When God created the world in Genesis 1, after each day of creation it says, “… and God saw that it was good.” But what if “… and God saw that it was beautiful” better captures the essence of the original language? Then, when God made people, “… and God saw that it was very good” becomes “… and God saw that it was very beautiful.” Does that change everything?

From Evaluating to Gazing

Good and bad are things we evaluate. We discern good vs bad. And we should. Not correctly discerning good vs bad is causing a lot of pain, confusion, and evil in the world right now.

But when our concept of God goes from “good” to “beautiful,” it changes everything. This takes it to a whole new level. Our hearts get involved. We stop evaluating him, and we just want to look at him. To gaze at him. To spend precious time with him. More.

As the good shepherd (John 10), I evaluate Jesus. My logic evaluates that, yes, he meets the definition of “good,” so I discern I can trust him. But although my head agrees, my heart still holds back.

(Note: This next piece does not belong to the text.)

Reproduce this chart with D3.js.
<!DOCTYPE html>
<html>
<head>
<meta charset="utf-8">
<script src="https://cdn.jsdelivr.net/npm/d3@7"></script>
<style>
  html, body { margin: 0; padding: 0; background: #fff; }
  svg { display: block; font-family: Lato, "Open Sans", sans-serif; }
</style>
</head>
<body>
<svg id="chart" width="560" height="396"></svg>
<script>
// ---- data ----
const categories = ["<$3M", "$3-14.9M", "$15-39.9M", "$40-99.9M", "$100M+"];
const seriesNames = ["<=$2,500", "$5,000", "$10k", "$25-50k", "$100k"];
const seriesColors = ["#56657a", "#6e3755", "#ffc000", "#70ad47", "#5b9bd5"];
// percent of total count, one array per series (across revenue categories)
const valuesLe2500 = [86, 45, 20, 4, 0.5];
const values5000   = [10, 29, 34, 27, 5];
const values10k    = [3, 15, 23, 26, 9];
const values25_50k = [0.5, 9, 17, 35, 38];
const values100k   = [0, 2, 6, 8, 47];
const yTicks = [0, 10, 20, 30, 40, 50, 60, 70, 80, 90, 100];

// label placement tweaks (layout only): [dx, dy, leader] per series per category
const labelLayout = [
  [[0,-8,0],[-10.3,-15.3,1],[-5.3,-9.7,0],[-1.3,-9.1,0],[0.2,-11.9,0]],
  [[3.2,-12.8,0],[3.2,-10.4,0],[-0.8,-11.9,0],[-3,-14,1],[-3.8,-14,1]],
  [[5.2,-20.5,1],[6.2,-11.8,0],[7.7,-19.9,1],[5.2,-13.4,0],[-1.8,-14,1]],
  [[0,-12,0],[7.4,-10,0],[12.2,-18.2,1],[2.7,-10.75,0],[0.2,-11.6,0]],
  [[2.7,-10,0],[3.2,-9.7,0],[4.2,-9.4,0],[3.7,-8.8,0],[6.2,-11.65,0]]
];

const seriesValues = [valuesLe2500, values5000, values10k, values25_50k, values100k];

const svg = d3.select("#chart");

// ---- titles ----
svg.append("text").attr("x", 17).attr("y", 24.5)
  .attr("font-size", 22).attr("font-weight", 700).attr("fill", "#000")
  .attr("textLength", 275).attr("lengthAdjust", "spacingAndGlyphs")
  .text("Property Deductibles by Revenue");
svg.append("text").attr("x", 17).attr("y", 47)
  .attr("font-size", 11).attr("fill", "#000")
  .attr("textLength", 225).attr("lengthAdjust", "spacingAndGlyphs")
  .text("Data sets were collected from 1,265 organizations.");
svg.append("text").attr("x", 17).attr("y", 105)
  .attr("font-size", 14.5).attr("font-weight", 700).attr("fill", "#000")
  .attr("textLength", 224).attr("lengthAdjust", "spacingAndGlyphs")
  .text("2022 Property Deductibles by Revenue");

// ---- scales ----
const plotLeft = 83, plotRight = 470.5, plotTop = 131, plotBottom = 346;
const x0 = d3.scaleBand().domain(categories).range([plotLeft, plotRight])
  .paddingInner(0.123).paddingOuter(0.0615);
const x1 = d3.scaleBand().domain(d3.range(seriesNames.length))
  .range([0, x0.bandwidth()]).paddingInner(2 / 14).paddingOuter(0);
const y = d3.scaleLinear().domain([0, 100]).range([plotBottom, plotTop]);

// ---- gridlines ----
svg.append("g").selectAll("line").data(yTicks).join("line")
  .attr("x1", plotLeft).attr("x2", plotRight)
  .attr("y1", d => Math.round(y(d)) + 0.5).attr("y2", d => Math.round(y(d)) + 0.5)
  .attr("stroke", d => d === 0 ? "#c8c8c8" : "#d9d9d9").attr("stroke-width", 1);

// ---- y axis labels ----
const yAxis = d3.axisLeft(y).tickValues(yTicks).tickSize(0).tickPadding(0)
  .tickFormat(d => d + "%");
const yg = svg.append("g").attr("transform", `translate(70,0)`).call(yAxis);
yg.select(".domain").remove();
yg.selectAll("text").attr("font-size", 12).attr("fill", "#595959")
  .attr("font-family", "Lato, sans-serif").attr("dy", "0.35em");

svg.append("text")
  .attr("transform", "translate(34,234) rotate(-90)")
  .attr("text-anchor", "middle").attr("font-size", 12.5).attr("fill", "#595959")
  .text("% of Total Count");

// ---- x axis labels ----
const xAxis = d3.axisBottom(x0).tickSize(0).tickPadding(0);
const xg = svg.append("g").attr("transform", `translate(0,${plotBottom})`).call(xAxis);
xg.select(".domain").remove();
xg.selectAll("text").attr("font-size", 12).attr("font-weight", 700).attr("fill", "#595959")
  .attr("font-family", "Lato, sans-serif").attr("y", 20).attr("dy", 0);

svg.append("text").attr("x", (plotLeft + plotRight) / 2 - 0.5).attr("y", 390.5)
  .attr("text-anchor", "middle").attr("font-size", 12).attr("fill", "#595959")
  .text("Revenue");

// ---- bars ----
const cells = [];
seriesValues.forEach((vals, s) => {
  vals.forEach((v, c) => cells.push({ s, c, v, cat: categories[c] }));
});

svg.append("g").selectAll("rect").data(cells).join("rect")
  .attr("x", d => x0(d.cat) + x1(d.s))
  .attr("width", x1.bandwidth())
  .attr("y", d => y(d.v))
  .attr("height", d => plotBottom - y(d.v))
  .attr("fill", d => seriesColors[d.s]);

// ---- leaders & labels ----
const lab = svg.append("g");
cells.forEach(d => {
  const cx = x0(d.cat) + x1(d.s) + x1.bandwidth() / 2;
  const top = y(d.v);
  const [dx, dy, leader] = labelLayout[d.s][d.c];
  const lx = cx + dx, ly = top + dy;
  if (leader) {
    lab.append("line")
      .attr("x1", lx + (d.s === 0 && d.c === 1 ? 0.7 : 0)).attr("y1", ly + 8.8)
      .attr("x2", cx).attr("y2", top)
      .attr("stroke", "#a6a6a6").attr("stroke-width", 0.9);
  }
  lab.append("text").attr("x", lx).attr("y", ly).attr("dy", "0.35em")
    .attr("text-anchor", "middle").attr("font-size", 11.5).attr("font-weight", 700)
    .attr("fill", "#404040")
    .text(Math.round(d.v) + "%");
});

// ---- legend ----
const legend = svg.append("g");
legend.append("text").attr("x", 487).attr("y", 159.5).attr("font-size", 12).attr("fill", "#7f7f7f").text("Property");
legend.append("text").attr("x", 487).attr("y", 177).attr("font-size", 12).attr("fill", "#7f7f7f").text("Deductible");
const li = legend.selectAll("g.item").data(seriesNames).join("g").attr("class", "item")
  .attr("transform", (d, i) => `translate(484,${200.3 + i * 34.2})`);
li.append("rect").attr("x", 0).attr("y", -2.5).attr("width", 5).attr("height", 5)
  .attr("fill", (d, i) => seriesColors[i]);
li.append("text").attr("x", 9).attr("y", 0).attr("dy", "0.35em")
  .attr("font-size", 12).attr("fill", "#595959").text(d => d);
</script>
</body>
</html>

But when he becomes the beautiful shepherd, now I just want to look at him. Because beauty is something my heart discerns. My heart is involved now. It’s captured. Is this the beauty I’ve been longing for and been afraid to believe existed?

“Good” is discerned with the brain, while “beautiful” is discerned with the heart.

As a good father, I evaluate God. My brain discerns that, ok, his discipline really is for my good. Intellectual ascent. Boxed checked, let’s get on with my day.

But as a beautiful father, my heart pauses. I just want to sit in his lap for one more timeless moment. Daddy, read me a story…

And I weep. All my pain comes out as I press into his chest, held safely by him like a hen gathers her chicks under her wing (Luke 13:34). Because he’s reading me the story of me. How he sees me. Who he created me to be. Who I really am.

The Lost Art of Gazing

In our modern world, we’ve forgotten how to stop and gaze. And we’re the poorer for it. I’ve got a schedule to keep! And that’s all good. It’s productive. But it’s not beautiful. Stopping to gaze at beauty is beautiful.

“Stop and smell the roses” became “stop and smell the coffee.” That’s a great joke that I’ve used and enjoyed many times myself and there’s nothing wrong with it. But as I’m writing this, I wonder. Is there a subtle shift there? With roses, you actually have to stop to smell them. But coffee you can take with you, no stopping required. So we’ve missed the whole point then haven’t we? The point was never in the smelling, but in the stopping.

We can only gaze at beauty when we stop.

Stop and Gaze

If you’re married, have you stopped to gaze at your spouse lately? Try this exercise. Sit on the couch together. Set a timer for three minutes. No words. Just gaze lovingly at each other. Whatever that means.

Don’t stare – you can blink. You can look away. But gaze. Dr. Thompson says it’s really awkward for the first 90 seconds or so. But when the timer goes off, many couples don’t want to stop. How would our marriages change if we just took three minutes a day to gaze at each other?

How about Jesus? Do we stop and gaze at him? Are we willing to make the jump from “good” to “beautiful” and engage our hearts?

Bible studies are great; we should all do more. But how would our lives changed if stopped to just gaze at him with no agenda for a few precious minutes each day?